When 2D compounds have a dipole, the potential distribution becomes linear (the left panel of the figure). After considering the dipole correction, the potential has two plateau regions in the vacuum (the right panel of the figure), rather than one. How can we determine the vacuum potential from the potential distribution curve? Physically speaking, we can either use the right- or left-side vacuum potential, or average them?
The purpose of the dipole correction is to remove the spurious electric field that arises between the polarized 2d layer and its periodic replica (think of the correction as if it made your calculation non-periodic along z).
However, there is still a physical, finite electric field inside your layer, pointing from the positively charged side to the negatively charged one. When moving a test charge through your layer, that electric field will do work on the test charge, and thus the vacuum potential  (=the potential "just outside the material") is different between the top and the bottom of the layer.
Now, if I understand your plots and comments correctly, in this particular material the direction of the polarization is not static: at finite temperature, even the orientation of the polarization swings back and forth over time. There are two possibilities: (a) over time, the vacuum potential on the top and the bottom of the slab average out to the same value (polarization is washed out by thermal vibrations), or (b) a finite difference remains between the average vacuum potential at the top and the bottom.
If (b) is the case, then, in principle, it matters whether you are interested in the vacuum potential at the top or the bottom of the layer.
Note, however, that you are simulating a 2d material in vacuum, which does not exist in the real world.

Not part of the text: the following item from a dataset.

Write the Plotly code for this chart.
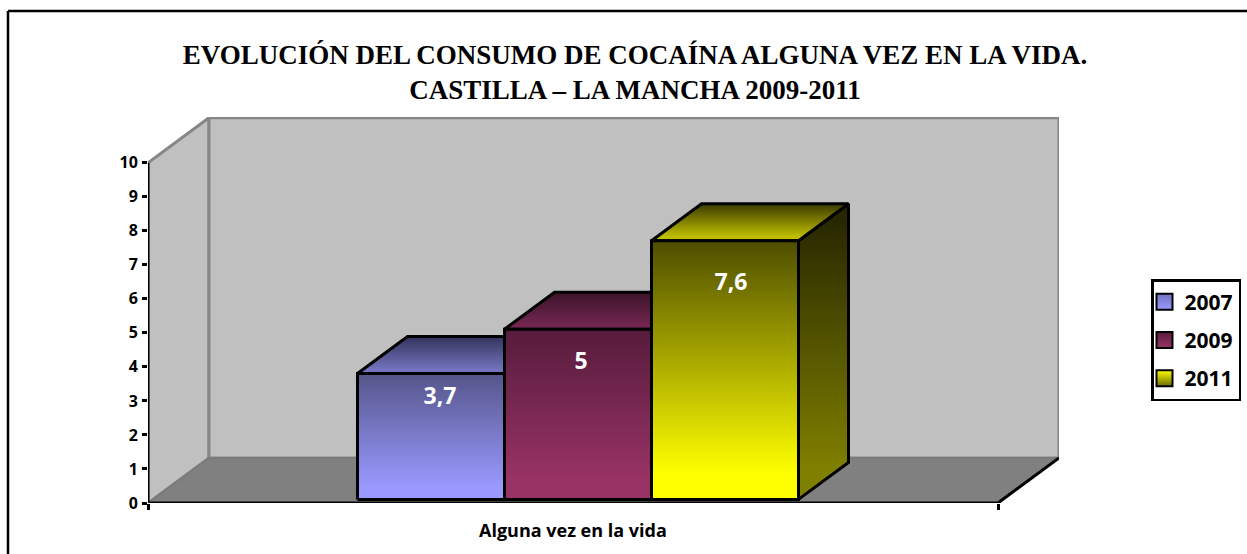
import plotly.graph_objects as go

# ---- data ----
YEARS = ["2007", "2009", "2011"]
VALUES = [3.7, 5, 7.6]
VALUE_LABELS = ["3,7", "5", "7,6"]
CATEGORY = "Alguna vez en la vida"
Y_TICKS = list(range(0, 11))
TITLE = "EVOLUCIÓN DEL CONSUMO DE COCAÍNA ALGUNA VEZ EN LA VIDA.<br>CASTILLA – LA MANCHA 2009-2011"

# ---- style ----  (gradient colours: top, bottom)
FRONT = [("#55558a", "#9999ff"), ("#561c3c", "#993366"), ("#4d4d00", "#ffff00")]
TOP = [("#33335c", "#7373bf"), ("#3a1328", "#732650"), ("#3a3a00", "#bfbf00")]
SIDE = [("#222244", "#4d4d80"), ("#260d1a", "#4d1a33"), ("#222200", "#808000")]
LEGEND = [("#7272c0", "#9999ff"), ("#561c3c", "#993366"), ("#ffff00", "#6b6b00")]
WALL, FLOOR, GREY = "#c0c0c0", "#808080", "#868686"

PX_X, PX_Y = 850.0, 34.0       # pixels per data unit
L, R, T, B = 148, 1059, 117, 502.7
DX, DY = 61 / PX_X, 45 / PX_Y  # chart depth
BW = 147 / PX_X                # bar width
BX, BY = 50 / PX_X, 37 / PX_Y  # bar depth
OX, OY = 5 / PX_X, 3.6 / PX_Y  # bar offset from front of floor
LABEL_DROP = [0.73, 1.0, 1.28]
LABEL_SHIFT = [9 / PX_X, 3 / PX_X, 6 / PX_X]

START = 0.5 - 1.5 * BW + OX


def poly(xs, ys, fill=None, grad=None, lc="black", lw=3):
    kw = dict(fillcolor=fill) if fill else dict(
        fillgradient=dict(type="vertical",
                          colorscale=[[0, grad[1]], [0.1, grad[1]], [1, grad[0]]]))
    return go.Scatter(x=xs + xs[:1], y=ys + ys[:1], mode="lines", fill="toself",
                      line=dict(color=lc, width=lw), hoverinfo="skip",
                      showlegend=False, cliponaxis=False, **kw)


def line(xs, ys, color="black", w=3):
    return go.Scatter(x=xs, y=ys, mode="lines", line=dict(color=color, width=w),
                      hoverinfo="skip", showlegend=False, cliponaxis=False)


fig = go.Figure()
YMAX = Y_TICKS[-1]
# walls and floor
fig.add_trace(poly([0, DX, DX, 0], [YMAX, YMAX + DY, DY, 0], fill=WALL, lc=GREY))
fig.add_trace(poly([DX, 1 + DX, 1 + DX, DX], [DY, DY, YMAX + DY, YMAX + DY], fill=WALL, lc=GREY))
fig.add_trace(poly([0, 1, 1 + DX, DX], [0, 0, DY, DY], fill=FLOOR, lc="#787878", lw=1.5))
fig.add_trace(line([1, 1 + DX], [0, DY]))
fig.add_trace(line([0, 0], [0, YMAX]))
fig.add_trace(line([0, 1], [0, 0]))

# bars
for i, v in enumerate(VALUES):
    x0 = START + i * BW
    x1 = x0 + BW
    top = OY + v
    fig.add_trace(poly([x1, x1 + BX, x1 + BX, x1], [OY, OY + BY, top + BY, top], grad=SIDE[i]))
    fig.add_trace(poly([x0, x1, x1 + BX, x0 + BX], [top, top, top + BY, top + BY], grad=TOP[i]))
    fig.add_trace(poly([x0, x1, x1, x0], [OY, OY, top, top], grad=FRONT[i]))

# value labels
fig.add_trace(go.Scatter(
    x=[START + (i + 0.5) * BW + LABEL_SHIFT[i] for i in range(3)],
    y=[OY + v - LABEL_DROP[i] for i, v in enumerate(VALUES)],
    mode="text", text=VALUE_LABELS, textposition="middle center",
    textfont=dict(family="Open Sans", size=23, color="white", weight=700),
    hoverinfo="skip", showlegend=False, cliponaxis=False))

# legend entries
for i, year in enumerate(YEARS):
    fig.add_trace(go.Scatter(
        x=[None], y=[None], mode="markers", name=year, legendgroup=year,
        marker=dict(symbol="square", size=16, color=LEGEND[i][0],
                    gradient=dict(type="vertical", color=LEGEND[i][1]),
                    line=dict(color="black", width=2))))

W, H = R - L, B - T
fig.update_layout(
    width=1247, height=554, paper_bgcolor="white", plot_bgcolor="rgba(0,0,0,0)",
    margin=dict(l=L, r=1247 - R, t=T, b=554 - B, pad=0),
    title=dict(text=TITLE, x=635 / 1247, xanchor="center", xref="container",
               y=1 - 64 / 554, yanchor="middle", yref="container",
               font=dict(family="Liberation Serif", size=27, color="black", weight=700)),
    xaxis=dict(range=[0, W / PX_X], tickvals=[0, 1], ticktext=["", ""], ticks="outside",
               ticklen=6, tickwidth=3, tickcolor="black", showgrid=False, zeroline=False,
               showline=False),
    yaxis=dict(range=[0, H / PX_Y], tickvals=Y_TICKS, ticks="outside", ticklen=5,
               tickwidth=3, tickcolor="black", showgrid=False, zeroline=False, showline=False,
               ticklabelstandoff=1,
               tickfont=dict(family="Open Sans", size=16, color="black", weight=700)),
    legend=dict(x=1151 / 1247, y=1 - 279 / 554, xref="container", yref="container",
                xanchor="left", yanchor="top", indentation=-9,
                bgcolor="white", bordercolor="black", borderwidth=2.5, tracegroupgap=8,
                itemwidth=30, font=dict(family="Open Sans", size=21, color="black", weight=700),
                itemclick=False, itemdoubleclick=False),
    annotations=[dict(text=CATEGORY, x=0.5, y=0, xref="x", yref="y", yshift=-27, showarrow=False,
                      font=dict(family="Open Sans", size=18, color="black", weight=700))],
    shapes=[dict(type="line", xref="paper", yref="paper", x0=(8 - L) / W, x1=(8 - L) / W,
                 y0=(B - 554) / H, y1=(B - 11) / H, line=dict(color="black", width=2.5)),
            dict(type="line", xref="paper", yref="paper", x0=(8 - L) / W, x1=(1247 - L) / W,
                 y0=(B - 11) / H, y1=(B - 11) / H, line=dict(color="black", width=2.5))],
)

fig.write_html("out.html", config={"displayModeBar": False},
               post_script="document.body.style.margin='0';document.body.style.overflow='hidden';")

In reality, your material will be supported by a substrate, which can screen the electric field, modify the vibrations, etc.
 In case it gives you some comfort, I also struggled with the term "vacuum potential" (aka "vacuum level") in the past, since I would intuitively associate it with the energy of an electron (or positron, whatever sign you prefer) at rest, infinitely far away from the material. That energy (let's call it the "infinity level") is of course always the same by definition.

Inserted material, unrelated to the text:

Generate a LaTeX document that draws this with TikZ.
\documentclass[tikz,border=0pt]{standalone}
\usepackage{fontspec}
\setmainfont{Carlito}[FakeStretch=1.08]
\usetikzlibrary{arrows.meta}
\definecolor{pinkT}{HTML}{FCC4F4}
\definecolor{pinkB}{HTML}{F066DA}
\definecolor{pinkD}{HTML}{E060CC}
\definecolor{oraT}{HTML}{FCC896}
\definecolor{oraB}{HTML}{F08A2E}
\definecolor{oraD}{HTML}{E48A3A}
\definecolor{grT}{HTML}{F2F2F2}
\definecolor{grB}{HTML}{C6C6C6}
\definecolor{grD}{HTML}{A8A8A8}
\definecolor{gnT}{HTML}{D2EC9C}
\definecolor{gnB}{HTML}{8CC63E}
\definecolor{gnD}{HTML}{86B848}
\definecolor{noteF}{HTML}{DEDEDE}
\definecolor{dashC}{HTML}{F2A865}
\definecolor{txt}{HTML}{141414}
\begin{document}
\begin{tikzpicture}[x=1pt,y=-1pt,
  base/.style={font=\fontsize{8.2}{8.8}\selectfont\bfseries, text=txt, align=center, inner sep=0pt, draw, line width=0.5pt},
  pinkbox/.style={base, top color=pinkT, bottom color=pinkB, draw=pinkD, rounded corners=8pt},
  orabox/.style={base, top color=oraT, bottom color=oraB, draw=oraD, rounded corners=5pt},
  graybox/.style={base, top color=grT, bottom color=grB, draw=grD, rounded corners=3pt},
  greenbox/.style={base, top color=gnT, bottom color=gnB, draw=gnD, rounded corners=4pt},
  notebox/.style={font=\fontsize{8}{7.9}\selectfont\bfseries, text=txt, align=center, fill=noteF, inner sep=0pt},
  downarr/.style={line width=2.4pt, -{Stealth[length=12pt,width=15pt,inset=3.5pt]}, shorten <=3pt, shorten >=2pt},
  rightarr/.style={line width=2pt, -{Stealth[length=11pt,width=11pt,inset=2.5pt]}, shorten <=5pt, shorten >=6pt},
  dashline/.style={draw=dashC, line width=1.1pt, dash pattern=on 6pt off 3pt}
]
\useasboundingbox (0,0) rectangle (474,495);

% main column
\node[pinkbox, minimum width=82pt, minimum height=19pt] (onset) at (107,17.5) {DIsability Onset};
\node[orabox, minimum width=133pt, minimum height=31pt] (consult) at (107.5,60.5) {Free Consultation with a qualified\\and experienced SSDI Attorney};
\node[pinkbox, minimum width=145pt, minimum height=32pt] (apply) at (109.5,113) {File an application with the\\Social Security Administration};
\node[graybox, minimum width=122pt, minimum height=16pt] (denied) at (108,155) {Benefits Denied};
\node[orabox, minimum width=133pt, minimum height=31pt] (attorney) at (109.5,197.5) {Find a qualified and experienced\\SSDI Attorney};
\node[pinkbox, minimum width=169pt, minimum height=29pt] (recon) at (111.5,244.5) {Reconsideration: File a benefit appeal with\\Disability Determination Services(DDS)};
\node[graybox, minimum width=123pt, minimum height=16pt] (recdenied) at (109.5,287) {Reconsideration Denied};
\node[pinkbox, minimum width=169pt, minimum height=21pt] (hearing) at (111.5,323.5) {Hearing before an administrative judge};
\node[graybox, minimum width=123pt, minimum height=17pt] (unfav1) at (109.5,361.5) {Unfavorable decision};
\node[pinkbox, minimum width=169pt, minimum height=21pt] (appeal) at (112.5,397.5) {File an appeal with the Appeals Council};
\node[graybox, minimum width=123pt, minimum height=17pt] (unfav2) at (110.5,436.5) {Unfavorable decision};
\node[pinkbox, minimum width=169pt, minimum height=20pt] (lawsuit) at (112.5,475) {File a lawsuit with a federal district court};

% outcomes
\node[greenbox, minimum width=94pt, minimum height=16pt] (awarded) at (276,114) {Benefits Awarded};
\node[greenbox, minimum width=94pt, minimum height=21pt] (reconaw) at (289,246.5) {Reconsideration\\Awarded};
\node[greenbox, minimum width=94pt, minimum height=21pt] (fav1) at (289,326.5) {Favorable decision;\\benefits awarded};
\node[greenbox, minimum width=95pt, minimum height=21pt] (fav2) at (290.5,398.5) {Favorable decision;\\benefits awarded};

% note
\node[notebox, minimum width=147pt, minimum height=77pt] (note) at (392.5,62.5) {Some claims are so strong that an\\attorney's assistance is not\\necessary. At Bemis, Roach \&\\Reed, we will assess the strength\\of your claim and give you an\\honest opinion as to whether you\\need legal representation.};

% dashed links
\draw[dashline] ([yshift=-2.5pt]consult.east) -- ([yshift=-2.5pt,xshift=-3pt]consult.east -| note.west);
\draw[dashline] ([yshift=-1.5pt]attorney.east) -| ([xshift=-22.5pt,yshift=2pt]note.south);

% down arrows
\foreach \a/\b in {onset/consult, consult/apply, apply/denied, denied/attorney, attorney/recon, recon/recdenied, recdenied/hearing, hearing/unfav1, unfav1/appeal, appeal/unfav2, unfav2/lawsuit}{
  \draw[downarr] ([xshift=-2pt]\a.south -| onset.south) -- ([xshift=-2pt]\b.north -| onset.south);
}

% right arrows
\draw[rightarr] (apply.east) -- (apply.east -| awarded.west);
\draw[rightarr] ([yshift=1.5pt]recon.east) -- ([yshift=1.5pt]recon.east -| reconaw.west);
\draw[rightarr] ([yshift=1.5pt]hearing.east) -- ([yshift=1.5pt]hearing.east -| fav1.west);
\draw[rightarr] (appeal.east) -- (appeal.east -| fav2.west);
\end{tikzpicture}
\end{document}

How does one reconcile this with the fact that, in your calculation, the potential at the top and the bottom of the layer will always be different, no matter how far away you go? The issue here is that your layer's infinite size along x and y makes it impossible to get away from it. Once you make your layer finite (non-periodic) in x,y it will give rise to weak, long-range electric fields (at the length scale of the dimensions of the layer), which will align the "infinity level" on both sides of the layer. A difference in the vacuum level on both sides of the slab, however, would remain.